***** MATERIAL *****

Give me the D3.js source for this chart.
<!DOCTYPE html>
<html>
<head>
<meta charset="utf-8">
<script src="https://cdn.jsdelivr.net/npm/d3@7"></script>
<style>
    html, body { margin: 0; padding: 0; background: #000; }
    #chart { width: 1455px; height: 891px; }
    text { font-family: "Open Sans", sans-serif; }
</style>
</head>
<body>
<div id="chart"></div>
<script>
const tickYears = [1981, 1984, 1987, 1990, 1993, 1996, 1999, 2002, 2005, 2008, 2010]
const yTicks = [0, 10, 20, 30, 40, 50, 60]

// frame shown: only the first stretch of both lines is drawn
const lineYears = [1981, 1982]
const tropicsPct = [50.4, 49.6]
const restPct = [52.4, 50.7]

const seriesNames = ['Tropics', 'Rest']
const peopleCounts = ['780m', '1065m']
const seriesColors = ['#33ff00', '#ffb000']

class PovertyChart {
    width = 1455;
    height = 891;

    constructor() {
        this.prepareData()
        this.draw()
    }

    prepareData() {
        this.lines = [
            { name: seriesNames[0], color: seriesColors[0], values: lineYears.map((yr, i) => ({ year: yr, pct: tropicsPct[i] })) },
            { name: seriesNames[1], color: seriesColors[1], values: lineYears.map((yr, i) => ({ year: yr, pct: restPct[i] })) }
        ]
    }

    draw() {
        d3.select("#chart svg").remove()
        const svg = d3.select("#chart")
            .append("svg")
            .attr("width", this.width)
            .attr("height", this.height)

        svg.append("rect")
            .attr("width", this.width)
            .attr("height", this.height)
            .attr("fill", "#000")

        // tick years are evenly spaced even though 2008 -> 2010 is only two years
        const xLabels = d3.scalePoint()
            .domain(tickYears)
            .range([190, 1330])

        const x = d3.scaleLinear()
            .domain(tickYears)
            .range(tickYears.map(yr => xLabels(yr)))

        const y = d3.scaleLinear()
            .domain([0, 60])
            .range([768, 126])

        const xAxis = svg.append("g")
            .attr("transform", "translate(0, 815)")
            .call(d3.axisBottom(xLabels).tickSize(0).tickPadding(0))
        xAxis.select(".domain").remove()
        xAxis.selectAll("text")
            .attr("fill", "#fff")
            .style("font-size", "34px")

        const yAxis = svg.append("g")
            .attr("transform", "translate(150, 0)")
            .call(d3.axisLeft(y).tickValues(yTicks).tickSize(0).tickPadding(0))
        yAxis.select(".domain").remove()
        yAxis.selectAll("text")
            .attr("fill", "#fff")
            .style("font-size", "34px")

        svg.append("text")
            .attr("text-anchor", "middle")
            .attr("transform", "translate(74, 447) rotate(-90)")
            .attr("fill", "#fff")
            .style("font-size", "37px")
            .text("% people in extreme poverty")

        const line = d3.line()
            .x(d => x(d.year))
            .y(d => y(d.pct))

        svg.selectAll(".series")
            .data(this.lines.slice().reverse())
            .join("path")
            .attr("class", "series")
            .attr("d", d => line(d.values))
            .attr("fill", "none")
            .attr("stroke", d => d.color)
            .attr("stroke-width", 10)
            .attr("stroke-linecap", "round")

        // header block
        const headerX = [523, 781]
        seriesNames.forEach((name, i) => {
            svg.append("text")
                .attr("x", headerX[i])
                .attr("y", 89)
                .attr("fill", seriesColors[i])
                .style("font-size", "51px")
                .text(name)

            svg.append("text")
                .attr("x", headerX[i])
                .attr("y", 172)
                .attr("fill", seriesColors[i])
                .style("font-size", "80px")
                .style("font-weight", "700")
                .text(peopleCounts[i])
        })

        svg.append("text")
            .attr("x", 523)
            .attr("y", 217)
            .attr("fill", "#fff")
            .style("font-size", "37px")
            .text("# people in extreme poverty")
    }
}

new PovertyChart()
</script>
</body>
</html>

*****

→ TASK TO CARRY OUT:
Return only the lines spanning from the first line of the material through the line with "const yTicks = [0, 10, 20, 30, 40, 50, 60]", copied exactly, both ends kept.

→ IN RESPONSE:
Give me the D3.js source for this chart.
<!DOCTYPE html>
<html>
<head>
<meta charset="utf-8">
<script src="https://cdn.jsdelivr.net/npm/d3@7"></script>
<style>
    html, body { margin: 0; padding: 0; background: #000; }
    #chart { width: 1455px; height: 891px; }
    text { font-family: "Open Sans", sans-serif; }
</style>
</head>
<body>
<div id="chart"></div>
<script>
const tickYears = [1981, 1984, 1987, 1990, 1993, 1996, 1999, 2002, 2005, 2008, 2010]
const yTicks = [0, 10, 20, 30, 40, 50, 60]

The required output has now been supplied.